The purchasing entities are the US-based brand management firm WHP Global and the apparel retailer G-III Apparel Group. Under the terms established, WHP Global and G-III Apparel Group will co-establish a joint venture operating on an equal footing.
G-III, which already holds ownership of established brands like Karl Lagerfeld and DKNY, will assume responsibility for the day-to-day running of the Marc Jacobs brand. Conversely, WHP Global will dedicate its efforts to expanding the brand’s licensing infrastructure. The label’s founder, Marc Jacobs, will retain his role as Creative Director.
Talks regarding a potential divestment of the brand emerged within the luxury goods sector throughout 2024. In April of this year, the Financial Times reported on LVMH’s intentions to streamline some of its holdings. Besides Marc Jacobs, the publication suggested that other entities, such as singer Rihanna’s cosmetics venture Fenty Beauty and the vintner Joseph Phelps Vineyards, were also under consideration for sale.
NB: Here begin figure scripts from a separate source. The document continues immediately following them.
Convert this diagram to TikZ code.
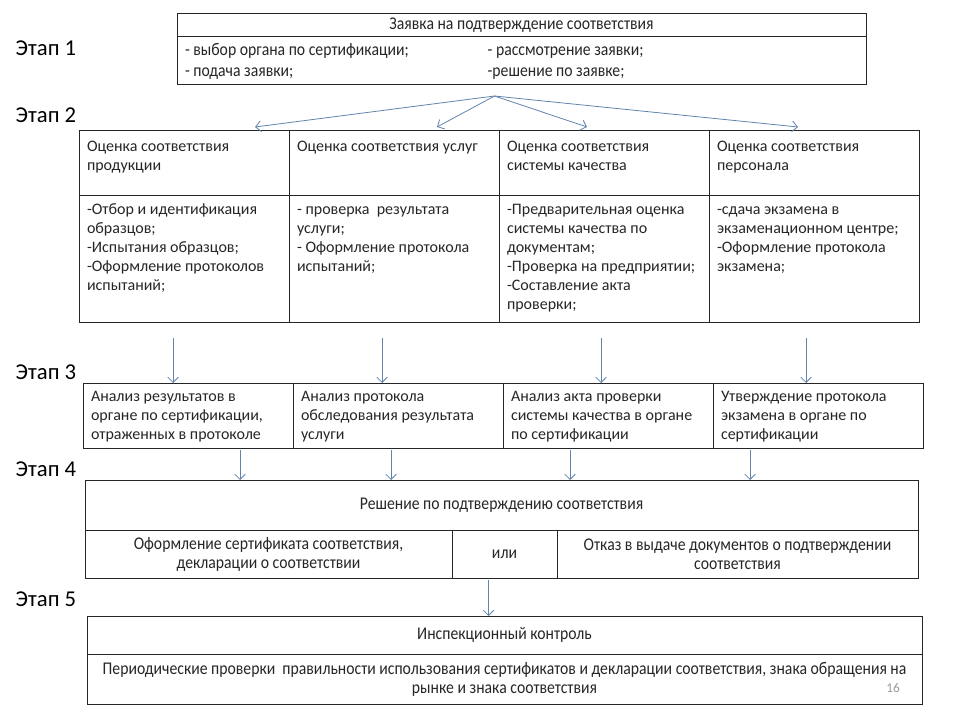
\documentclass[tikz,border=0pt]{standalone}
\usepackage{fontspec}
\setmainfont{Carlito}
\newfontfamily\narrowfont[FakeStretch=0.88]{Carlito}
\usetikzlibrary{arrows.meta,calc,positioning}
\definecolor{arrowblue}{RGB}{96,132,172}

\begin{document}
\begin{tikzpicture}[x=.75pt,y=-.75pt,>={Straight Barb[length=4pt,width=8pt]},
  font=\fontsize{12}{14.25}\selectfont,text=black!85]
\tikzset{cell/.style={draw=black!85,line width=.75pt,outer sep=0pt,inner ysep=0pt,inner xsep=6pt,align=flush left,text width=145.5pt},
 head/.style={cell,text height=15.75pt,text depth=33pt},
 body/.style={cell,text height=14.25pt,text depth=80.25pt},
 res/.style={cell,text height=13.5pt,text depth=35.25pt},
 wide/.style={draw=black!85,line width=.75pt,outer sep=0pt,inner sep=0pt,align=flush center,font=\narrowfont\fontsize{13.4}{14.25}\selectfont},
 stage/.style={anchor=west,text=black,font=\fontsize{17}{19}\selectfont},
 arr/.style={->,draw=arrowblue,line width=.6pt}}
\useasboundingbox (0,0) rectangle (960,720);

% stage labels
\node[stage] (s1) at (11,48){Этап 1};
\node[stage] (s2) at (11,115){Этап 2};
\node[stage] (s3) at (11,372){Этап 3};
\node[stage] (s4) at (11,469){Этап 4};
\node[stage] (s5) at (11,599){Этап 5};

% stage 1
\node[wide,anchor=north west,minimum width=516.75pt,minimum height=17.25pt] (z) at (177,14){Заявка на подтверждение соответствия};
\node[wide,anchor=north west,minimum width=516.75pt,minimum height=36pt,align=flush left,inner xsep=6pt,text width=504.75pt,
  font=\narrowfont\fontsize{13.4}{15.75}\selectfont] (zb) at (z.south west)
  {\makebox[227pt][l]{- выбор органа по сертификации;}- рассмотрение заявки;\\
   \makebox[227pt][l]{- подача заявки;}-решение по заявке;};

% stage 2
\node[head,anchor=north west] (p1) at (79,131){Оценка соответствия\\продукции};
\node[head,right=0pt of p1] (p2){Оценка соответствия услуг};
\node[head,right=0pt of p2] (p3){Оценка соответствия\\системы качества};
\node[head,right=0pt of p3] (p4){Оценка соответствия\\персонала};
\node[body,below=0pt of p1] (q1){-Отбор и идентификация\\образцов;\\-Испытания образцов;\\-Оформление протоколов\\испытаний;};
\node[body,below=0pt of p2] (q2){- проверка\ \ результата\\услуги;\\- Оформление протокола\\испытаний;};
\node[body,below=0pt of p3] (q3){-Предварительная оценка\\системы качества по\\документам;\\-Проверка на предприятии;\\-Составление акта\\проверки;};
\node[body,below=0pt of p4] (q4){-сдача экзамена в\\экзаменационном центре;\\-Оформление протокола\\экзамена;};

% stage 3
\node[res,anchor=north west] (r1) at (83,383){Анализ результатов в\\органе по сертификации,\\отраженных в протоколе};
\node[res,right=0pt of r1] (r2){Анализ протокола\\обследования результата\\услуги};
\node[res,right=0pt of r2] (r3){Анализ акта проверки\\системы качества в органе\\по сертификации};
\node[res,right=0pt of r3] (r4){Утверждение протокола\\экзамена в органе по\\сертификации};

% stage 4
\node[wide,anchor=north west,minimum width=624.75pt,minimum height=37.5pt] (d) at (85,480){Решение по подтверждению соответствия};
\node[wide,anchor=north west,minimum width=275.25pt,minimum height=36pt] (e1) at (d.south west){Оформление сертификата соответствия,\\декларации о соответствии};
\node[wide,right=0pt of e1,minimum width=78.75pt,minimum height=36pt] (e2){или};
\node[wide,right=0pt of e2,minimum width=270.75pt,minimum height=36pt] (e3){Отказ в выдаче документов о подтверждении\\соответствия};

% stage 5
\node[wide,anchor=north west,minimum width=626.25pt,minimum height=28.5pt] (i) at (87,616){Инспекционный контроль};
\node[wide,anchor=north west,minimum width=626.25pt,minimum height=37.5pt] (j) at (i.south west){Периодические проверки\ \ правильности использования сертификатов и декларации соответствия, знака обращения на\\рынке и знака соответствия};
\node[text=black!40,font=\fontsize{10}{12}\selectfont] (pg) at (893,688){16};

% arrows
\coordinate (apex) at ($(zb.south)+(-27,11)$);
\draw[arr] (apex) -- ($(p1.north)+(71,-4)$);
\draw[arr] (apex) -- ($(p2.north)+(43,-4)$);
\draw[arr] (apex) -- ($(p3.north)+(-17,-4)$);
\draw[arr] (apex) -- ($(p4.north)+(-16,-4)$);
\foreach \a/\b/\dx in {q1/r1/-11,q2/r2/-12,q3/r3/-3,q4/r4/-8}
  {\draw[arr] ($(\a.south)+(\dx,16)$) coordinate (t) -- (t |- \b.north);}
\foreach \a/\dx in {r1/52,r2/-7,r3/-38,r4/-68}
  {\draw[arr] ($(\a.south)+(\dx,2)$) coordinate (t) -- (t |- d.north);}
\draw[arr] ($(e2.south)+(-16,2)$) coordinate (t) -- (t |- i.north);
\end{tikzpicture}
\end{document}
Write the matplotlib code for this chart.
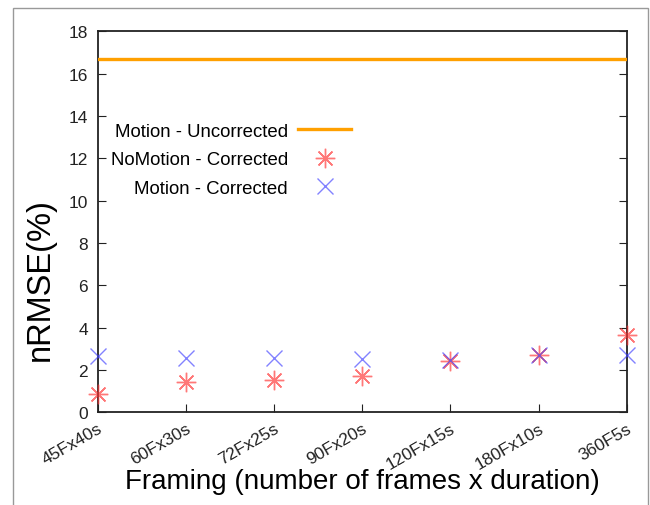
import matplotlib
matplotlib.use('Agg')
import matplotlib.pyplot as plt
from matplotlib.patches import Rectangle

plt.rcParams['font.family'] = ['Liberation Sans', 'DejaVu Sans']

# framings on the x axis
framings = ['45Fx40s', '60Fx30s', '72Fx25s', '90Fx20s', '120Fx15s', '180Fx10s', '360F5s']

# nRMSE (%) per framing
uncorrected = [16.7] * len(framings)
nomotion_corrected = [0.87, 1.45, 1.54, 1.72, 2.40, 2.73, 3.66]
motion_corrected = [2.65, 2.56, 2.57, 2.53, 2.47, 2.69, 2.72]

yticks = [0, 2, 4, 6, 8, 10, 12, 14, 16, 18]

fig = plt.figure(figsize=(6.5, 5.06), dpi=100)
ax = fig.add_axes([0.1503, 0.1832, 0.8138, 0.753])

x = list(range(len(framings)))

ax.plot(x, uncorrected, color='#ffa000', lw=2.4, label='Motion - Uncorrected', zorder=3)
ax.plot(x, nomotion_corrected, ls='none', marker=(8, 2, 0), ms=14, mew=1.0,
        color='#ff3030', alpha=0.65, label='NoMotion - Corrected', clip_on=False, zorder=4)
ax.plot(x, motion_corrected, ls='none', marker='x', ms=12, mew=1.0,
        color='#4040ff', alpha=0.65, label='Motion - Corrected', clip_on=False, zorder=4)

ax.set_xlim(0, len(framings) - 1)
ax.set_ylim(0, 18)
ax.set_yticks(yticks)
ax.set_xticks(x)
ax.set_xticklabels(framings, rotation=30, ha='right', rotation_mode='anchor')

ax.tick_params(axis='both', direction='in', length=6, width=0.8, labelsize=12.5, colors='#222222')
ax.tick_params(axis='y', right=True, pad=7)
ax.tick_params(axis='x', pad=6)
for s in ax.spines.values():
    s.set_linewidth(1.3)
    s.set_color('#222222')

ax.set_xlabel('Framing (number of frames x duration)', fontsize=20, labelpad=-3)
ax.set_ylabel('nRMSE(%)', fontsize=23.5)
ax.yaxis.set_label_coords(-0.079, 0.35)

leg = ax.legend(loc='upper right', bbox_to_anchor=(0.479, 0.76), frameon=False,
                markerfirst=False, fontsize=13.4, handlelength=2.85, handletextpad=0.55,
                labelspacing=0.62, borderpad=0, borderaxespad=0)

# grey frame around the whole picture
fig.patches.append(Rectangle((13 / 650, -0.01), 635 / 650, 1 - 9 / 506 + 0.01,
                             transform=fig.transFigure, fill=False,
                             edgecolor='#999999', lw=1.0))

fig.savefig('out.png', dpi=100)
LVMH’s revenue performance for the initial quarter of 2026 showed a modest uptick of just 1%, reaching €19.1 billion. Since the start of the year, the holding company’s share value has slipped by nearly 30%.
The Marc Jacobs brand was first established in 1984 in New York City. LVMH acquired a controlling stake in the company in 1997. Market participants perceived this sale as fitting into the French conglomerate’s broader strategy of portfolio optimization. Furthermore, the worldwide luxury market is concurrently experiencing reduced consumer demand, prompting companies to shed assets within this segment.